Квартиру нашу, в которой некому было жить во время войны, обокрали подчистую. Оставили за неподъемностью только огромный стальной несгораемый шкаф с бумагами семейного архива и тоже весьма старый, бывалый рояль Беккер (он же Шрёдер), приобретенный еще у поставщика Двора Его Императорского Величества на Итальянской улице в Сант-Петербурге, стоявший теперь по колено в воде, натёкшей из лопнувших зимой батарей. Он смотрелся посреди пустой квартиры как брошенный чеховский Фирс и еще чем-то пронзительно напоминал очень старого, но бесконечно верного, потерявшего хозяев пса.
Много лет спустя, вспоминая бабушкины рассказы о том времени, вдруг догадалась: прозорливые воры, сами того не ведая, оставили только то, что действительно нужно было новорожденному в приданое (мама-то моя вернулась до времени с фронта, потому что ей подоспело совсем другое время — родить).

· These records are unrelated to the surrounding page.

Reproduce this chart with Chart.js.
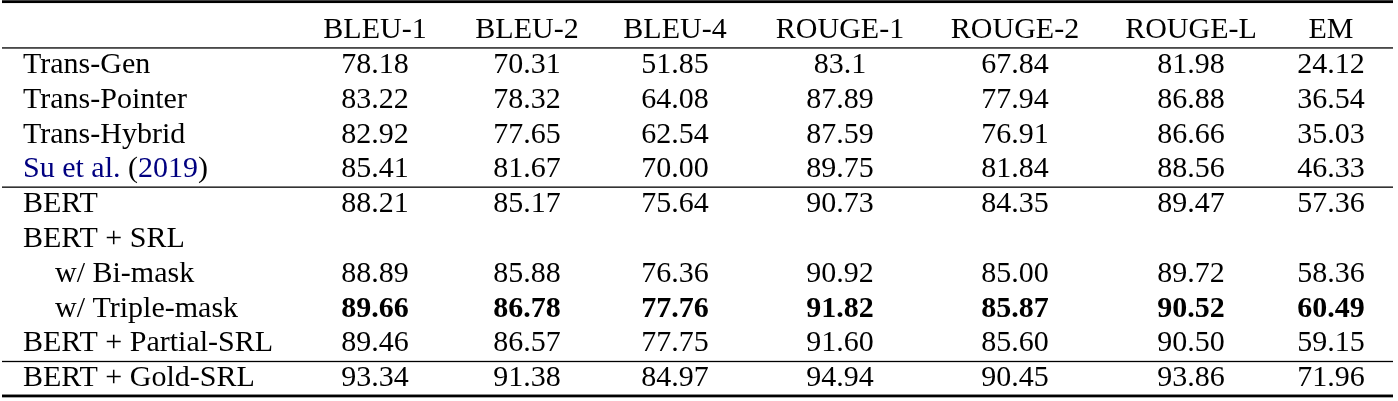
<!DOCTYPE html>
<html>
<head>
<meta charset="utf-8">
<script src="https://cdn.jsdelivr.net/npm/chart.js@4.4.0/dist/chart.umd.min.js"></script>
<style>
html, body { margin: 0; padding: 0; background: #fff; }
#wrap { width: 1398px; height: 401px; position: relative; }
</style>
</head>
<body>
<div id="wrap"><canvas id="tableChart"></canvas></div>
<script>
// table content
const methods = ["Trans-Gen", "Trans-Pointer", "Trans-Hybrid", "Su et al. (2019)", "BERT",
    "BERT + SRL", "w/ Bi-mask", "w/ Triple-mask", "BERT + Partial-SRL", "BERT + Gold-SRL"];
const metrics = ["BLEU-1", "BLEU-2", "BLEU-4", "ROUGE-1", "ROUGE-2", "ROUGE-L", "EM"];

const bleu1  = ["78.18", "83.22", "82.92", "85.41", "88.21", null, "88.89", "89.66", "89.46", "93.34"];
const bleu2  = ["70.31", "78.32", "77.65", "81.67", "85.17", null, "85.88", "86.78", "86.57", "91.38"];
const bleu4  = ["51.85", "64.08", "62.54", "70.00", "75.64", null, "76.36", "77.76", "77.75", "84.97"];
const rouge1 = ["83.1",  "87.89", "87.59", "89.75", "90.73", null, "90.92", "91.82", "91.60", "94.94"];
const rouge2 = ["67.84", "77.94", "76.91", "81.84", "84.35", null, "85.00", "85.87", "85.60", "90.45"];
const rougeL = ["81.98", "86.88", "86.66", "88.56", "89.47", null, "89.72", "90.52", "90.50", "93.86"];
const em     = ["24.12", "36.54", "35.03", "46.33", "57.36", null, "58.36", "60.49", "59.15", "71.96"];

// layout (x in pixels of the original, y in row index)
const colCenters = [375, 527, 675, 840, 1015, 1191, 1331];
const nameLeft = 23;
const indentLeft = 55;
const indentRows = [6, 7];
const boldRow = 7;
const citeRow = 3;
const ruleLeft = 2;
const ruleRight = 1393;
const rules = [
    { at: -2.05, w: 2.8 },
    { at: -0.72, w: 1.3 },
    { at: 3.28, w: 1.3 },
    { at: 8.29, w: 1.3 },
    { at: 9.28, w: 2.8 }
];
const fontFamily = "'Liberation Serif', 'Times New Roman', serif";
const fontSize = 30;
const citeColor = "#000080";

function buildDatasets(){
    let columns = [bleu1, bleu2, bleu4, rouge1, rouge2, rougeL, em];
    let sets = [];

    sets.push({
        label: "header",
        data: metrics.map((m, j) => ({ x: colCenters[j], y: -1, text: m, align: "center" }))
    });

    sets.push({
        label: "methods",
        data: methods.map((m, i) => ({
            x: indentRows.includes(i) ? indentLeft : nameLeft,
            y: i, text: m, align: "left"
        }))
    });

    columns.forEach((col, j) => {
        let pts = [];
        col.forEach((v, i) => {
            if(v !== null){
                pts.push({ x: colCenters[j], y: i, text: v, align: "center" });
            }
        });
        sets.push({ label: metrics[j], data: pts });
    });

    return sets;
}

function drawCite(ctx, x, y){
    // "Su et al. (2019)" with the cited parts in link colour
    let parts = [
        ["Su et al.", citeColor], [" (", "#000"], ["2019", citeColor], [")", "#000"]
    ];
    ctx.textAlign = "left";
    parts.forEach(p => {
        ctx.fillStyle = p[1];
        ctx.fillText(p[0], x, y);
        x += ctx.measureText(p[0]).width;
    });
}

const tableText = {
    id: "tableText",
    afterDatasetsDraw(chart){
        const ctx = chart.ctx;
        const xs = chart.scales.x;
        const ys = chart.scales.y;
        ctx.save();

        ctx.fillStyle = "#000";
        rules.forEach(r => {
            let y = ys.getPixelForValue(r.at);
            let x0 = xs.getPixelForValue(ruleLeft);
            let x1 = xs.getPixelForValue(ruleRight);
            ctx.fillRect(x0, y - r.w / 2, x1 - x0, r.w);
        });

        ctx.textBaseline = "alphabetic";
        chart.data.datasets.forEach((ds, d) => {
            const meta = chart.getDatasetMeta(d);
            meta.data.forEach((pt, k) => {
                const raw = ds.data[k];
                const bold = raw.y === boldRow && ds.label !== "methods" && ds.label !== "header";
                ctx.font = (bold ? "bold " : "") + fontSize + "px " + fontFamily;
                if(ds.label === "methods" && raw.y === citeRow){
                    drawCite(ctx, pt.x, pt.y);
                    return;
                }
                ctx.fillStyle = "#000";
                ctx.textAlign = raw.align;
                ctx.fillText(raw.text, pt.x, pt.y);
            });
        });

        ctx.restore();
    }
};

const pitch = 34.8;
const firstBaseline = 73;

new Chart("tableChart", {
    type: "scatter",
    data: { datasets: buildDatasets() },
    options: {
        responsive: true,
        maintainAspectRatio: false,
        animation: false,
        events: [],
        layout: { padding: 0 },
        elements: { point: { radius: 0, hoverRadius: 0 } },
        scales: {
            x: { type: "linear", display: false, min: 0, max: 1398 },
            y: {
                type: "linear", display: false, reverse: true,
                min: -firstBaseline / pitch,
                max: (401 - firstBaseline) / pitch
            }
        },
        plugins: {
            legend: { display: false },
            tooltip: { enabled: false },
            title: { display: false }
        }
    },
    plugins: [tableText]
});
</script>
</body>
</html>
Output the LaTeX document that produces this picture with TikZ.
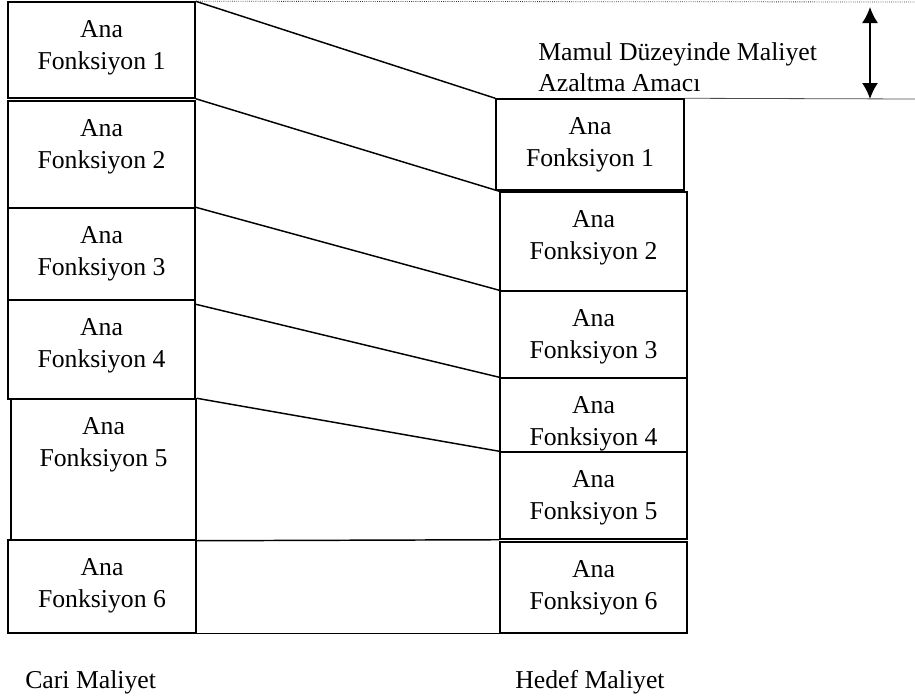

Доказательство под рукой: то, о чем я теперь пишу, что хочу рассказать, оно ведь вышло из того самого несгораемого шкафа, из бесценного семейного архива, из материализовавшейся в нем памяти, которая в этом шкафу десятки лет сберегалась, припрятывалась, пылилась, перепутывалась и даже прирастала процентами для того лишь, чтобы в один прекрасный день придти в те руки, для которых оно и было предназначено. Но этого никто не знал. Хранили, потому что не могли не хранить.
* * *
…Итак, была середина февраля 1945 года — вьюжного, метельного, ветряного — канун праздника иконе Божией Матери «Взыскание погибших», когда впервые закричала первая и, увы, оставшаяся единственной бабушкина внучка. Или — по-старинному — внука. Говорили, что так громко и заливисто подавала голос эта внука, что акушерки на радостях возвестили, что дитя «будет певицей». Но, вот уж и сроки все вышли, а может ли то дитя хотя бы нынче сказать: «пою Богу моему дондеже есмь»?